Pourtant, presque aucune de ces sorties n’est référencée – cette absence discographique marque, paradoxalement, la vitalité d’une musique qui est plus le fruit de situations que d’enregistrements. En ligne, les traces de sa musique sont rares : des captations de lewoz (je vous en ai mis une qui date de 1993, toujours à Sainte-Anne, avec un montage épileptique et des participant·es aux styles incroyables, ça permet de capter l’intensité de l’histoire) et quelques rares enregistrements studio – trois pour être précis, dont un seul est issu de l’un de ses albums solo (« Pwan pannié la », avec cette forme responsoriale caractéristique), et les deux autres venus de l’album du Vélo précédemment mentionné, dont un bouladjel, « Senval ».
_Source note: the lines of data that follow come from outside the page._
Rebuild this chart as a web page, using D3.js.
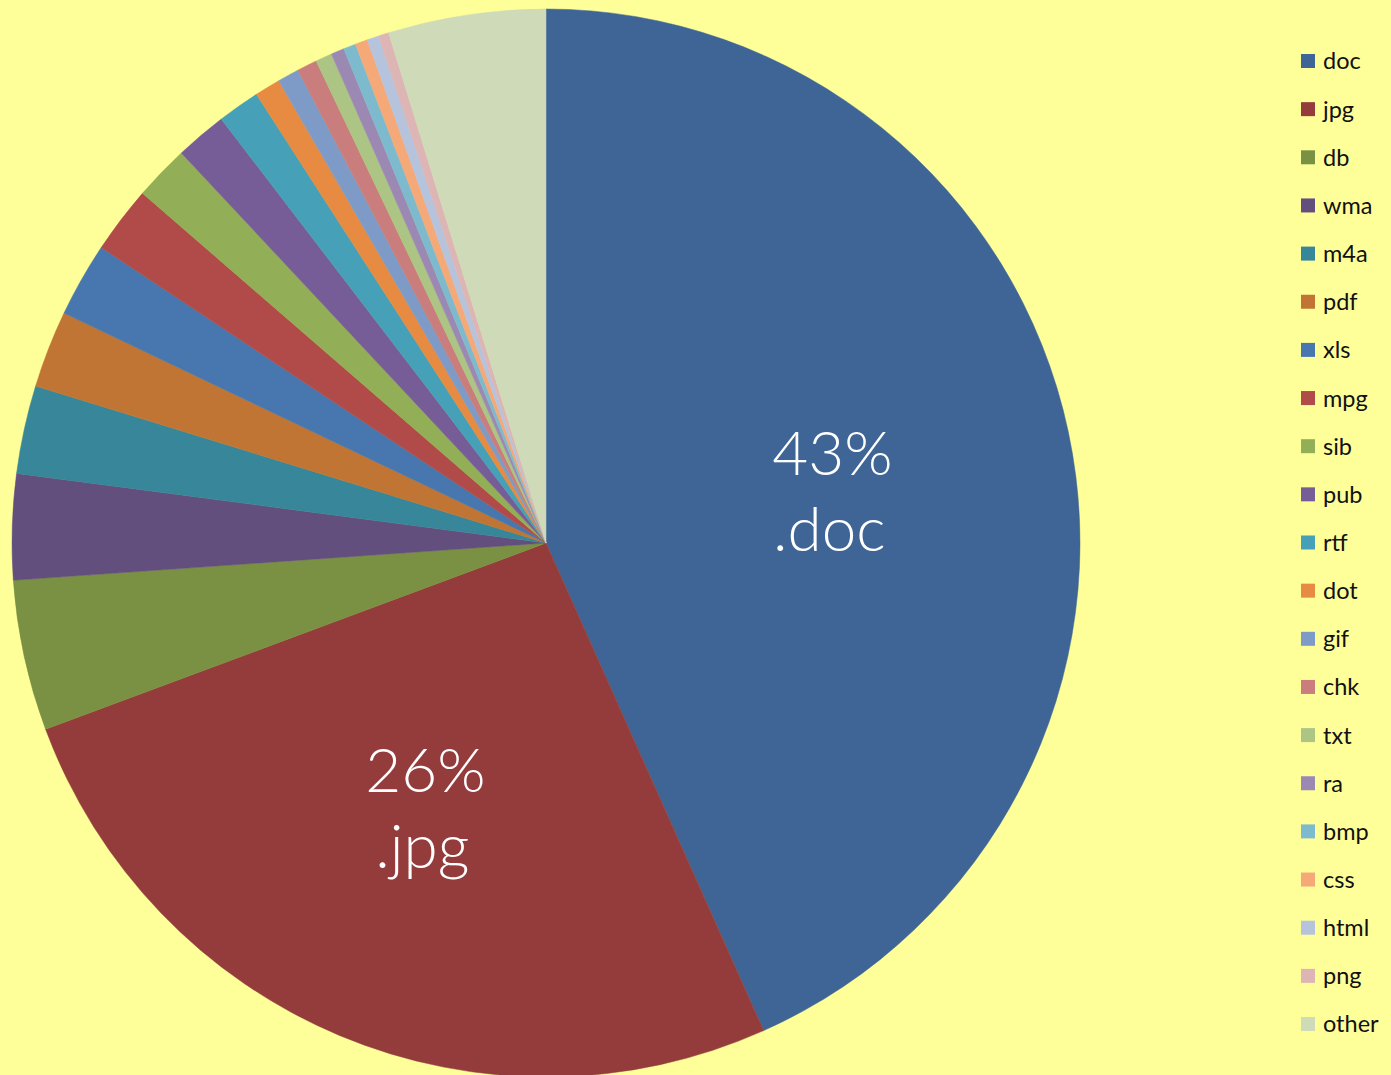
<!DOCTYPE html>
<html lang="en">
<head>
    <meta charset="UTF-8">
    <title>File types</title>
    <script src="https://d3js.org/d3.v7.min.js"></script>
    <style>
        body {
            margin: 0;
            background-color: #ffff99;
        }
        .legend-label {
            font-family: Lato, "Open Sans", sans-serif;
            font-size: 23.5px;
            fill: #111;
        }
        .slice-label {
            font-family: Lato, "Open Sans", sans-serif;
            font-weight: 300;
            font-size: 62px;
            fill: #fff;
        }
    </style>
</head>
<body>
    <svg id="chart" width="1391" height="1075"></svg>
    <script>
        // File type shares (percent), read clockwise from 12 o'clock
        const types = ["doc", "jpg", "db", "wma", "m4a", "pdf", "xls", "mpg", "sib", "pub", "rtf",
            "dot", "gif", "chk", "txt", "ra", "bmp", "css", "html", "png", "other"];
        const shares = [43.3, 26.0, 4.56, 3.19, 2.67, 2.33, 2.25, 2.03, 1.67, 1.56, 1.28,
            0.78, 0.65, 0.61, 0.5, 0.4, 0.375, 0.375, 0.36, 0.31, 4.76];
        const colors = ["#3e6596", "#943c3c", "#7a9144", "#634f7e", "#388699", "#c17534", "#4877af",
            "#b14b4a", "#92ae56", "#775d98", "#46a0b7", "#e68b41", "#7e9ac6", "#c97d7c", "#adc584",
            "#9c89b3", "#7dbacd", "#f5a878", "#b6c3dd", "#ddb5b5", "#cfdab9"];
        // only the two biggest slices carry a label
        const labelled = ["doc", "jpg"];

        const width = 1391;
        const height = 1075;
        const cx = 546, cy = 543, radius = 534;

        const svg = d3.select("#chart");

        const data = types.map((t, i) => ({ type: t, value: shares[i] }));

        const pie = d3.pie()
            .value(d => d.value)
            .sort(null);

        const arc = d3.arc().innerRadius(0).outerRadius(radius);

        const color = d3.scaleOrdinal().domain(types).range(colors);

        const g = svg.append("g").attr("transform", `translate(${cx},${cy})`);

        const arcs = pie(data);

        g.selectAll("path")
            .data(arcs)
            .enter()
            .append("path")
            .attr("d", arc)
            .attr("fill", d => color(d.data.type))
            .attr("stroke", d => color(d.data.type))
            .attr("stroke-width", 0.5);

        // label anchor: a bit past the mid-angle, about half way out
        function labelPos(d) {
            const a = (d.startAngle + d.endAngle) / 2 + 0.03;
            const r = radius * 0.545;
            return [r * Math.sin(a), -r * Math.cos(a)];
        }

        const labels = g.selectAll(".slice-label")
            .data(arcs.filter(d => labelled.includes(d.data.type)))
            .enter()
            .append("text")
            .attr("class", "slice-label")
            .attr("text-anchor", "middle")
            .attr("transform", d => `translate(${labelPos(d)})`);

        labels.append("tspan")
            .attr("x", 0)
            .attr("dy", -16)
            .text(d => Math.round(d.data.value) + "%");

        labels.append("tspan")
            .attr("x", -3)
            .attr("dy", 76)
            .text(d => "." + d.data.type);

        // legend
        const legendY = d3.scalePoint()
            .domain(types)
            .range([61, 1024]);

        const legend = svg.append("g");

        const items = legend.selectAll("g")
            .data(types)
            .enter()
            .append("g")
            .attr("transform", d => `translate(1301,${legendY(d)})`);

        items.append("rect")
            .attr("x", 0)
            .attr("y", -7)
            .attr("width", 14)
            .attr("height", 14)
            .attr("fill", d => color(d));

        items.append("text")
            .attr("class", "legend-label")
            .attr("x", 22)
            .attr("y", 0)
            .attr("dy", "0.36em")
            .text(d => d);
    </script>
</body>
</html>
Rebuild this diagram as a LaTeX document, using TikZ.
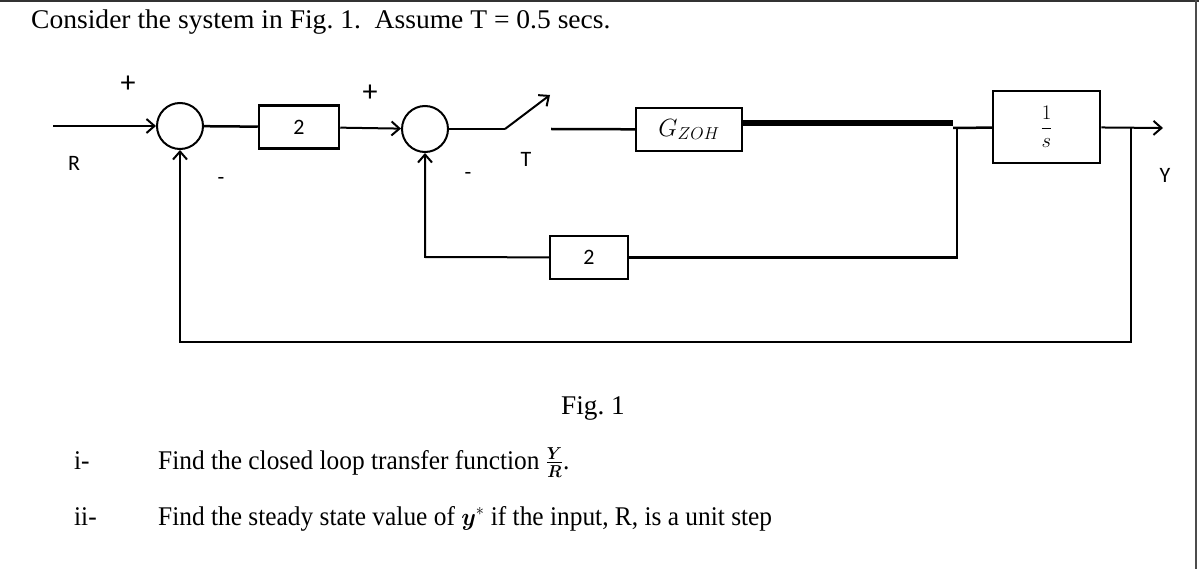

Ces morceaux sont courts mais ils happent l’auditeur directement. En un sens, la voix affûtée et tendue de Napoléon est pop, entièrement et dans tous les sens du terme : il en maîtrise chaque aspect, même quand celle-ci semble dérailler, paradoxalement. Facétieux ou austère, empli de malice et de douleur, il a dit la dureté de son monde avec fierté et sans faillir, lui l’empereur chapeau éternellement vissé sur le crâne.